Boxen Boxen: Der Job als Empfehlung

Halle/MZ - Allein sein? Muss nicht sein! In der Gruppe in einem Café oder einer Kneipe, so denkt Steffen Kretschmann, macht es mehr Spaß, sich einen Box-Kampf anzuschauen. Und es kreisen die Gedanken auch nicht ständig darum, ob er vielleicht eines Tages selbst da stehen wird, wo jetzt Francesco Pianeta steht: im Ring als Herausforderer von Weltmeister Wladimir Klitschko.
„Ich gebe zu, ich habe das im Hinterkopf“, bestätigt Kretschmann. Was wäre er auch für ein Profiboxer, wenn er nicht auf einen Schlagabtausch mit dem Superchampion hoffen würde?! Doch als Nummer elf der deutschen und Nummer 186 der Weltrangliste? Klingt irgendwie nach Luftschloss.
Zugegeben, die Möglichkeit ist vage, doch sie ist da. Denn Kretschmann machte - nun schon zum zweiten Mal - den Job, den zuvor Pianeta als Sprungbrett nutzen konnte. Der Magdeburger hatte sich einst als Sparringspartner in den Blickwinkel von Klitschko geboxt.
Nun also trainierte der Hallenser drei Wochen lang im österreichischen Going mit dem Mann, der in der Königsklasse seit Jahren das Nonplusultra ist. Er half ihm, sich für den WM-Kampf in der Nacht zum Sonntag in Mannheim in Form zu bringen. Nahezu täglich standen zwölf Runden Sparring auf dem Trainingsplan. Zwölf Runden für Klitschko, während sich anfangs neun Boxer den Part des Gegners teilten. Am Ende waren es noch fünf, und einer davon war Kretschmann. Was ihn schlussfolgern lässt: „Offenbar habe ich meine Sache gut gemacht.“
Gelohnt hat es sich für ihn allemal. „Mit dem besten Boxer der Welt zu trainieren, ist eine Riesenchance“, sagt Kretschmann, „ich habe eine Menge dazugelernt.“ Vor allem im taktischen Bereich. Es sei gar nicht so leicht, gegen einen Mann wie Klitschko kein festes Ziel zu sein. Kretschmann verrät: „Bewegung ist das A und O.“
Ein solches Camp bringe ihn weiter voran als jeder Kampf, ist sich Kretschmann sicher. Den Boxabend vor zwei Wochen im Maritimhotel hatte er deshalb kurzfristig abgesagt. Auch wenn er jetzt gerade Kämpfe braucht, um sich mit Siegen in der Weltrangliste wieder nach oben zu arbeiten.

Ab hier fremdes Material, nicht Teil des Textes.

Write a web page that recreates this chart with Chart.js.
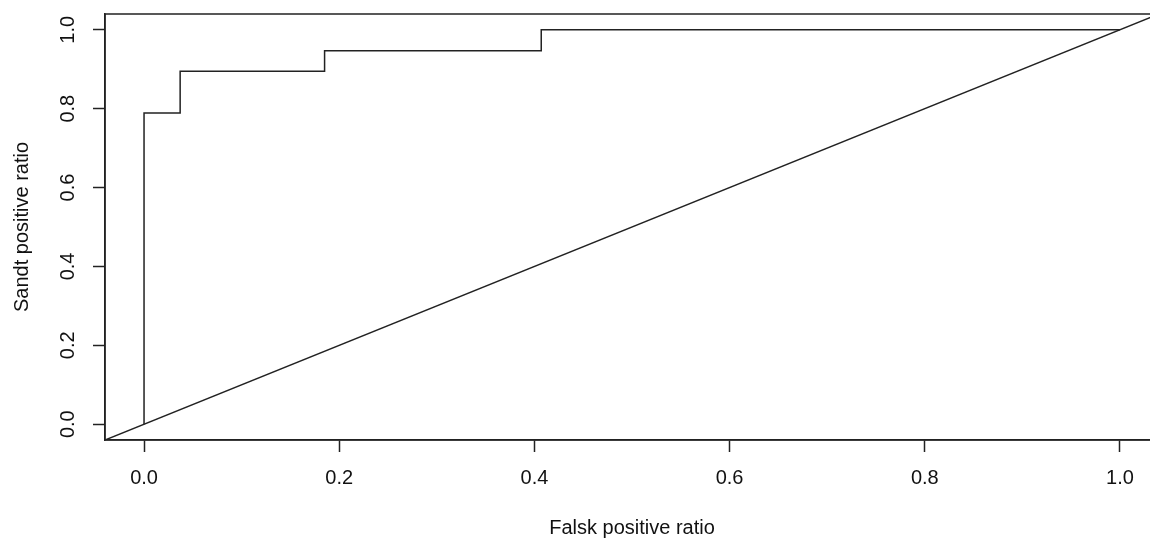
<!DOCTYPE html>
<html lang="da">
<head>
  <meta charset="UTF-8">
  <title>ROC</title>
  <script src="https://cdn.jsdelivr.net/npm/chart.js"></script>
  <style>
    html, body { margin: 0; padding: 0; overflow: hidden; background: #fff; }
  </style>
</head>
<body>
<canvas id="rocChart" width="1165" height="540"></canvas>

<script>
  // ROC curve corner points
  var falskPositiv = [0, 0, 0.037, 0.037, 0.185, 0.185, 0.407, 0.407, 1.0];
  var sandtPositiv = [0, 0.789, 0.789, 0.895, 0.895, 0.947, 0.947, 1.0, 1.0];

  // reference line y = x over the whole plot range
  var diagX = [-0.04, 1.04];
  var diagY = [-0.04, 1.04];

  var xTicks = [0, 0.2, 0.4, 0.6, 0.8, 1.0];
  var yTicks = [0, 0.2, 0.4, 0.6, 0.8, 1.0];

  Chart.defaults.font.family = "'Liberation Sans', Arial, sans-serif";
  Chart.defaults.color = '#111';

  function toPoints(xs, ys) {
    return xs.map(function(x, i) { return {x: x, y: ys[i]}; });
  }

  // draw the full box round the plot area
  var boxPlugin = {
    id: 'box',
    afterDatasetsDraw: function(chart) {
      var a = chart.chartArea, ctx = chart.ctx;
      ctx.save();
      ctx.strokeStyle = '#222';
      ctx.lineWidth = 1.5;
      ctx.strokeRect(a.left, a.top, a.right - a.left, a.bottom - a.top);
      ctx.restore();
    }
  };

  var ctx = document.getElementById('rocChart').getContext('2d');
  new Chart(ctx, {
    type: 'scatter',
    data: {
      datasets: [{
        data: toPoints(falskPositiv, sandtPositiv),
        showLine: true,
        borderColor: '#222',
        borderWidth: 1.5,
        pointRadius: 0,
        fill: false
      }, {
        data: toPoints(diagX, diagY),
        showLine: true,
        borderColor: '#222',
        borderWidth: 1.5,
        pointRadius: 0,
        fill: false
      }]
    },
    plugins: [boxPlugin],
    options: {
      responsive: false,
      animation: false,
      layout: { padding: { top: 14, right: 6, left: 0, bottom: 0 } },
      plugins: { legend: { display: false }, tooltip: { enabled: false } },
      scales: {
        x: {
          type: 'linear',
          min: -0.04,
          max: 1.04,
          afterBuildTicks: function(scale) {
            scale.ticks = xTicks.map(function(v) { return {value: v}; });
          },
          afterFit: function(scale) {
            scale.height = 100;
            scale.paddingLeft = 0;
            scale.paddingRight = 0;
          },
          grid: { drawOnChartArea: false, drawTicks: true, tickLength: 12, tickColor: '#222', tickWidth: 1.5 },
          border: { display: true, color: '#222', width: 1.5 },
          ticks: {
            padding: 14,
            maxRotation: 0,
            font: { size: 20 },
            callback: function(v) { return v.toFixed(1); }
          },
          title: {
            display: true,
            text: 'Falsk positive ratio',
            font: { size: 20 },
            padding: { top: 0, bottom: 0 }
          }
        },
        y: {
          type: 'linear',
          min: -0.04,
          max: 1.04,
          afterBuildTicks: function(scale) {
            scale.ticks = yTicks.map(function(v) { return {value: v}; });
          },
          afterFit: function(scale) {
            scale.width = 105;
            scale.paddingTop = 0;
            scale.paddingBottom = 0;
          },
          grid: { drawOnChartArea: false, drawTicks: true, tickLength: 12, tickColor: '#222', tickWidth: 1.5 },
          border: { display: true, color: '#222', width: 1.5 },
          ticks: {
            padding: 11,
            minRotation: 90,
            maxRotation: 90,
            crossAlign: 'center',
            font: { size: 20 },
            callback: function(v) { return v.toFixed(1); }
          },
          title: {
            display: true,
            text: 'Sandt positive ratio',
            font: { size: 20 },
            padding: { top: 10, bottom: 0 }
          }
        }
      }
    }
  });
</script>
</body>
</html>
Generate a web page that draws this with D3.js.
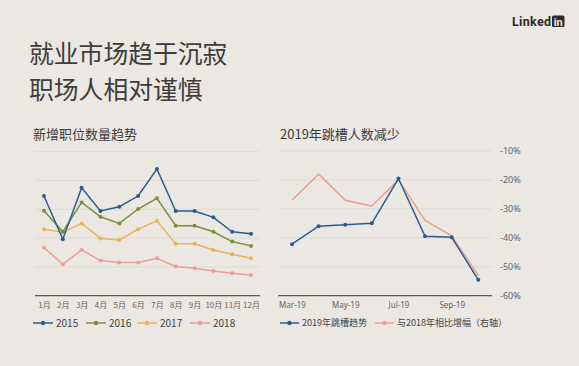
<!DOCTYPE html>
<html><head><meta charset="utf-8">
<script src="https://cdn.jsdelivr.net/npm/d3@7"></script>
<style>
html,body{margin:0;padding:0;background:#ebe7e2;}
svg{display:block;font-family:"Noto Sans CJK SC","Noto Sans",sans-serif;}
</style></head>
<body>
<svg id="c" width="579" height="366"></svg>
<script>
const months = ["1月","2月","3月","4月","5月","6月","7月","8月","9月","10月","11月","12月"];
const years = ["2015","2016","2017","2018"];
const s2015 = [3.46,1.96,3.75,2.94,3.09,3.46,4.40,2.94,2.94,2.72,2.22,2.15];
const s2016 = [2.95,2.22,3.24,2.74,2.51,3.01,3.38,2.43,2.43,2.22,1.88,1.73];
const s2017 = [2.31,2.20,2.51,1.99,1.93,2.31,2.60,1.80,1.80,1.59,1.44,1.30];
const s2018 = [1.67,1.09,1.59,1.22,1.15,1.15,1.30,1.01,0.95,0.86,0.78,0.72];
const rMonths = ["Mar-19","Apr-19","May-19","Jun-19","Jul-19","Aug-19","Sep-19","Oct-19"];
const rTickMonths = ["Mar-19","May-19","Jul-19","Sep-19"];
const trend2019 = [-42.2,-36.0,-35.5,-35.0,-19.5,-39.5,-39.8,-54.5];
const yoy2018 = [-27,-18,-27,-29,-20,-34,-39.3,-53];
const rTicks = [-10,-20,-30,-40,-50,-60];
const rSeriesNames = ["2019年跳槽趋势","与2018年相比增幅（右轴）"];
const titleLines = ["就业市场趋于沉寂","职场人相对谨慎"];

const colors = ["#2d5d90","#7c8f3b","#e8b455","#ec9f92"];
const rColors = ["#2d5d90","#eaa08f"];

const svg = d3.select("#c");
svg.append("rect").attr("width",579).attr("height",366).attr("fill","#ebe7e2");

// Title (one text block, two lines)
const title = svg.append("text").attr("x",29).attr("y",63).attr("font-size",24.8).attr("fill","#3d3d3d");
titleLines.forEach((t,i)=>title.append("tspan").attr("x",29).attr("dy",i===0?0:36.2).text(t));

// Logo
const logo = svg.append("g");
logo.append("text").attr("x",512).attr("y",26).attr("font-family","Roboto, 'Liberation Sans', sans-serif").attr("font-weight","bold").attr("font-size",12.5).attr("fill","#2b2b2b").attr("textLength",39).text("Linked");
logo.append("rect").attr("x",552).attr("y",15.5).attr("width",12.5).attr("height",11.5).attr("rx",1.5).attr("fill","#2b2b2b");
logo.append("text").attr("x",558.2).attr("y",25.5).attr("text-anchor","middle").attr("font-family","Roboto, 'Liberation Sans', sans-serif").attr("font-weight","bold").attr("font-size",11).attr("fill","#ebe7e2").text("in");

// Subtitles
svg.append("text").attr("x",33).attr("y",139).attr("font-size",13).attr("fill","#3b3b3b").text("新增职位数量趋势");
svg.append("text").attr("x",280).attr("y",139).attr("font-size",13).attr("fill","#3b3b3b").text("2019年跳槽人数减少");

// Left chart
const xL = d3.scalePoint().domain(months).range([44,251]);
const yL = d3.scaleLinear().domain([0,5]).range([295.7,151.7]);
const gL = svg.append("g");
gL.selectAll("line.grid").data([1,2,3,4,5]).join("line")
  .attr("x1",35).attr("x2",260).attr("y1",d=>yL(d)).attr("y2",d=>yL(d))
  .attr("stroke","#dcd7d1").attr("stroke-width",0.8);
const axL = gL.append("g").attr("transform",`translate(0,${yL(0)})`)
  .call(d3.axisBottom(xL).tickSize(0).tickPadding(5));
axL.select(".domain").attr("d","M35,0H260").attr("stroke","#5a5a5a").attr("stroke-width",1.2);
axL.selectAll("text").attr("font-size",8).attr("fill","#666").attr("font-family","'Noto Sans CJK SC',sans-serif").attr("dy","0.9em");

const seriesL = [s2015,s2016,s2017,s2018];
const lineL = d3.line().x((d,i)=>xL(months[i])).y(d=>yL(d));
[3,2,1,0].forEach(k=>{
  gL.append("path").datum(seriesL[k]).attr("d",lineL).attr("fill","none").attr("stroke",colors[k]).attr("stroke-width",1.5);
  gL.selectAll(null).data(seriesL[k]).join("circle").attr("cx",(d,i)=>xL(months[i])).attr("cy",d=>yL(d)).attr("r",2).attr("fill",colors[k]);
});

// Left legend
const legX = [33,86,137,190];
years.forEach((y,i)=>{
  const g = svg.append("g").attr("transform",`translate(${legX[i]},323)`);
  g.append("line").attr("x1",0).attr("x2",20).attr("stroke",colors[i]).attr("stroke-width",1.5);
  g.append("circle").attr("cx",10).attr("r",2.2).attr("fill",colors[i]);
  g.append("text").attr("x",23).attr("y",3.5).attr("font-size",10).attr("fill","#444").text(y);
});

// Right chart
const xR = d3.scalePoint().domain(rMonths).range([292,478.3]);
const yR = d3.scaleLinear().domain([-60,-10]).range([295.7,151]);
const gR = svg.append("g");
gR.selectAll("line.grid").data(rTicks.slice(0,5)).join("line")
  .attr("x1",278).attr("x2",492).attr("y1",d=>yR(d)).attr("y2",d=>yR(d))
  .attr("stroke","#dcd7d1").attr("stroke-width",0.8);
const axR = gR.append("g").attr("transform","translate(497,0)")
  .call(d3.axisRight(yR).tickValues(rTicks).tickFormat(d=>d+"%").tickSize(0).tickPadding(3));
axR.select(".domain").remove();
axR.selectAll("text").attr("font-size",9).attr("fill","#666").attr("font-family","'Noto Sans','Noto Sans CJK SC',sans-serif");
const axRB = gR.append("g").attr("transform",`translate(0,${yR(-60)})`)
  .call(d3.axisBottom(xR).tickValues(rTickMonths).tickSize(0).tickPadding(5));
axRB.select(".domain").attr("d","M278,0H492").attr("stroke","#5a5a5a").attr("stroke-width",1.2);
axRB.selectAll("text").attr("font-size",8).attr("fill","#666").attr("font-family","'Noto Sans',sans-serif").attr("dy","0.9em");

const lineR = d3.line().x((d,i)=>xR(rMonths[i])).y(d=>yR(d));
gR.append("path").datum(yoy2018).attr("d",lineR).attr("fill","none").attr("stroke",rColors[1]).attr("stroke-width",1.5);
gR.append("path").datum(trend2019).attr("d",lineR).attr("fill","none").attr("stroke",rColors[0]).attr("stroke-width",1.5);
gR.selectAll(null).data(trend2019).join("circle").attr("cx",(d,i)=>xR(rMonths[i])).attr("cy",d=>yR(d)).attr("r",2).attr("fill",rColors[0]);

// Right legend
const rLegX = [280,375];
rSeriesNames.forEach((n,i)=>{
  const g = svg.append("g").attr("transform",`translate(${rLegX[i]},323)`);
  g.append("line").attr("x1",0).attr("x2",19).attr("stroke",rColors[i]).attr("stroke-width",1.5);
  g.append("circle").attr("cx",9.5).attr("r",2.2).attr("fill",rColors[i]);
  g.append("text").attr("x",22).attr("y",3.3).attr("font-size",9).attr("fill","#444").text(n);
});
</script>
</body></html>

Auch finanziell rechnet sich der Ausflug von Kretschmann in die Abgeschiedenheit der Tiroler Berge, obgleich er keine Summe nennt. „Das ist vertraglich so vereinbart.“ Eines ist aber klar: Das ist das Geld, das er dringend braucht. Den jahrelangen Rechtsstreit mit seinem früheren Promoter Achmed Öner, der ihm noch immer eine fünfstellige Summe schuldet, hat er zwar vor Gericht gewonnen. Bekommen hat der Vater einer zweieinhalb Jahre alten Tochter diese deshalb aber immer noch nicht.
Glücklicherweise ist da nach wie vor der private Förderer aus München. Er glaubt fest an den Karriere-Durchbruch des zweifachen WM-Dritten der Amateure auch im bezahlten Sport. So kann Kretschmann weiter akribisch trainieren und bei kleineren Veranstaltungen Ranglistenpunkte sammeln wie möglicherweise im Juli in Weißenfels. Und da ist noch die offene Rechnung mit Timo Hoffmann. Der hatte ihm nach einem abgebrochenen Kampf bei einer verregneten Freiluftveranstaltung die Revanche versprochen.
Erst einmal ist für Kretschmann eine Lehrvorführung angesagt. Mit Freunden in einer Kneipe.